Think of fairness as matching capacity, not forcing a daily 50-50. Do a one-time sit down to list every recurring task and estimate minutes per week for each. Use your work hours to set proportional weekly targets. For example, if you work 40 hours and your partner averages 55, you might aim for roughly 60 percent of the total chore minutes and they do 40. Put the targets and task owners on a whiteboard or shared note so it is visible and not living in one person's head.

Create two modes. Normal mode when hours are typical, and heavy week mode when they have 10-12 hour shifts. In heavy mode your partner only covers must-do personal stuff like their laundry and a quick tidy, and you absorb the rest, then you rebalance on their days off with a couple of longer tasks they prefer. Keep a few fixed owners to reduce mental load, like one person owns bills and litter boxes, and rotate the "manager" for groceries and appointments each month so the planning burden is shared. Set a minimum standard so you both know what "good enough" looks like, and agree that deep cleaning stacks to weekends. Do a 15 minute check-in each week to answer three things: what's heavy for each of you, what can slide, and what help is needed. When schedules change day to day, use a quick text rule like whoever is home first starts dinner and dishes, and the other closes the kitchen for 10 minutes before bed.

William Foster avatar
William Foster 🥉 227 rep
7 days ago

I miss when we stuck the chore list on the fridge next to the printed photos and just crossed things off. You will think it is balanced and then a week will knock you both sideways. Aim for kindness and hot food more than perfect symmetry and and keep talking when it stops feeling fair.

Jack Bennett avatar
Jack Bennett 🥉 159 rep
8 days ago

Think proportional, not equal. If one person works 60 hours and the other 40, aim for a similar ratio on house work and mental load. Establish a baseline of daily essentials you cover when you are home earlier, and assign heavier or weekend tasks to the longer-shift partner's off days. Do a 10 minute weekly check-in to reassign for the coming week and to clear any brewing resentment. Use a visible board so expectations live outside your heads. Protect rest blocks after very long shifts and compensate on the next lighter day.

Jack Bennett avatar
Jack Bennett 83 rep
10 days ago

Hey Luca!

Fair is not 50 50 when the gas tank is not the same. Longer hours mean less energy and fewer usable hours at home and so the person who gets home earlier usually runs point that day. Count commute and recovery time, not just clocked hours, because showing up exhausted still counts as a cost. People also inflate their contributions in memory, so write it down where both of you can see it.
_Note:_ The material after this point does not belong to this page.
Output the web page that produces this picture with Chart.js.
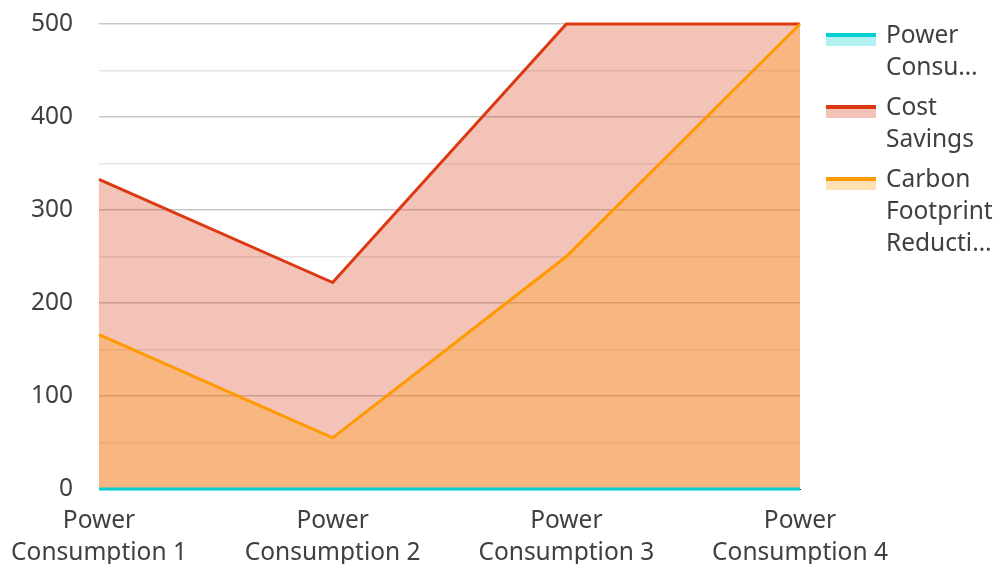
<!DOCTYPE html>
<html>
<head>
<meta charset="utf-8">
<script src="https://cdn.jsdelivr.net/npm/chart.js@4/dist/chart.umd.min.js"></script>
<style>
html,body{margin:0;padding:0;background:#fff;}
#wrap{width:998px;height:564px;}
</style>
</head>
<body>
<div id="wrap"><canvas id="c" width="998" height="564"></canvas></div>
<script>
const categories = [["Power","Consumption 1"],["Power","Consumption 2"],["Power","Consumption 3"],["Power","Consumption 4"]];
const seriesNames = ["Power Consumption","Cost Savings","Carbon Footprint Reduction"];
const powerConsumption = [0, 0, 0, 0];
const costSavings = [333, 222, 500, 500];
const carbonReduction = [166, 55, 250, 500];
const yTicks = [0, 100, 200, 300, 400, 500];

const colors = ["#00CED1", "#DC3912", "#FF9900"];
const fills = ["rgba(0,206,209,0.3)", "rgba(220,57,18,0.3)", "rgba(255,153,0,0.3)"];
const drawOrder = [0, 2, 1];
const FONT = "'Noto Sans', 'Open Sans', sans-serif";
const FS = 24.5;
const TEXT = "#404040";

function wrapText(ctx, text, maxW) {
  const words = text.split(" ");
  const lines = [];
  let cur = "";
  for (const w of words) {
    const test = cur ? cur + " " + w : w;
    if (ctx.measureText(test).width <= maxW) { cur = test; continue; }
    if (cur) lines.push(cur);
    cur = w;
  }
  if (cur) lines.push(cur);
  return lines.map(l => {
    if (ctx.measureText(l).width <= maxW) return l;
    let s = l;
    while (s.length > 1 && ctx.measureText(s + "…").width > maxW) s = s.slice(0, -1);
    return s + "…";
  });
}

const legendPlugin = {
  id: "sideLegend",
  afterDraw(chart) {
    const ctx = chart.ctx;
    ctx.save();
    ctx.font = FS + "px " + FONT;
    ctx.textBaseline = "middle";
    ctx.textAlign = "left";
    let y = 36;
    const boxX = 826, boxW = 50, textX = 886, lh = 32, maxW = 110;
    chart.data.datasets.forEach((ds, i) => {
      ctx.fillStyle = ds.backgroundColor;
      ctx.fillRect(boxX, y - 2, boxW, 12);
      ctx.fillStyle = ds.borderColor;
      ctx.fillRect(boxX, y - 3, boxW, 4);
      const lines = wrapText(ctx, ds.label, maxW);
      ctx.fillStyle = TEXT;
      lines.forEach((l, k) => ctx.fillText(l, textX, y + k * lh));
      y += lines.length * lh + 8;
    });
    ctx.restore();
  }
};

const mk = (label, data, i) => ({
  label, data,
  order: drawOrder[i],
  borderColor: colors[i],
  backgroundColor: fills[i],
  borderWidth: 3,
  fill: "origin",
  pointRadius: 0,
  tension: 0,
  clip: false
});

new Chart(document.getElementById("c"), {
  type: "line",
  data: {
    labels: categories,
    datasets: [
      mk(seriesNames[0], powerConsumption, 0),
      mk(seriesNames[1], costSavings, 1),
      mk(seriesNames[2], carbonReduction, 2)
    ]
  },
  options: {
    responsive: false,
    animation: false,
    layout: { padding: { left: 0, right: 198, top: 24, bottom: 0 } },
    plugins: { legend: { display: false }, tooltip: { enabled: false } },
    scales: {
      x: {
        offset: false,
        grid: { display: false, drawTicks: false },
        border: { display: true, color: "#222", width: 1 },
        ticks: {
          color: TEXT, padding: 16, maxRotation: 0, autoSkip: false,
          font: { family: FONT, size: FS, lineHeight: 32 / FS }
        },
        afterFit(s) { s.height = 75; s.paddingLeft = 0; s.paddingRight = 0; s.paddingTop = 0; s.paddingBottom = 0; }
      },
      y: {
        min: 0, max: 500,
        ticks: {
          stepSize: 50, color: TEXT, padding: 26,
          font: { family: FONT, size: FS },
          callback: v => yTicks.includes(v) ? String(v) : ""
        },
        grid: {
          drawTicks: false,
          color: c => (c.tick && c.tick.value % 100 === 0) ? "#c8c8c8" : "#e6e6e6",
          lineWidth: 1.5
        },
        border: { display: false },
        afterFit(s) { s.width = 99; s.paddingLeft = 0; s.paddingRight = 0; s.paddingTop = 0; s.paddingBottom = 0; }
      }
    }
  },
  plugins: [legendPlugin]
});
</script>
</body>
</html>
If money is the reason one person works those shifts, spend some of it to buy time. Rotisserie chicken and a once a month cleaner are cheaper than resentment. Assign ownership by area for a week at a time instead of slicing tasks into infinity. One person owns kitchen outcomes this week, the other owns laundry and floors, and you swap next week. No minute by minute scorekeeping, just outcomes by Sunday night. Have a default rule for surprises, like if a shift runs over, the at home person handles dinner and bedtime minimums.

Eliana Gonzalez avatar
Eliana Gonzalez 🥉 239 rep
9 days ago

On 12s, I can do dishes and a wipe down, nothing more. We keep a whiteboard with dates of long shifts and the other person owns the day. Batch cook on your lighter day and freeze portions. When my stretch ends, I take the next deep clean so it evens out.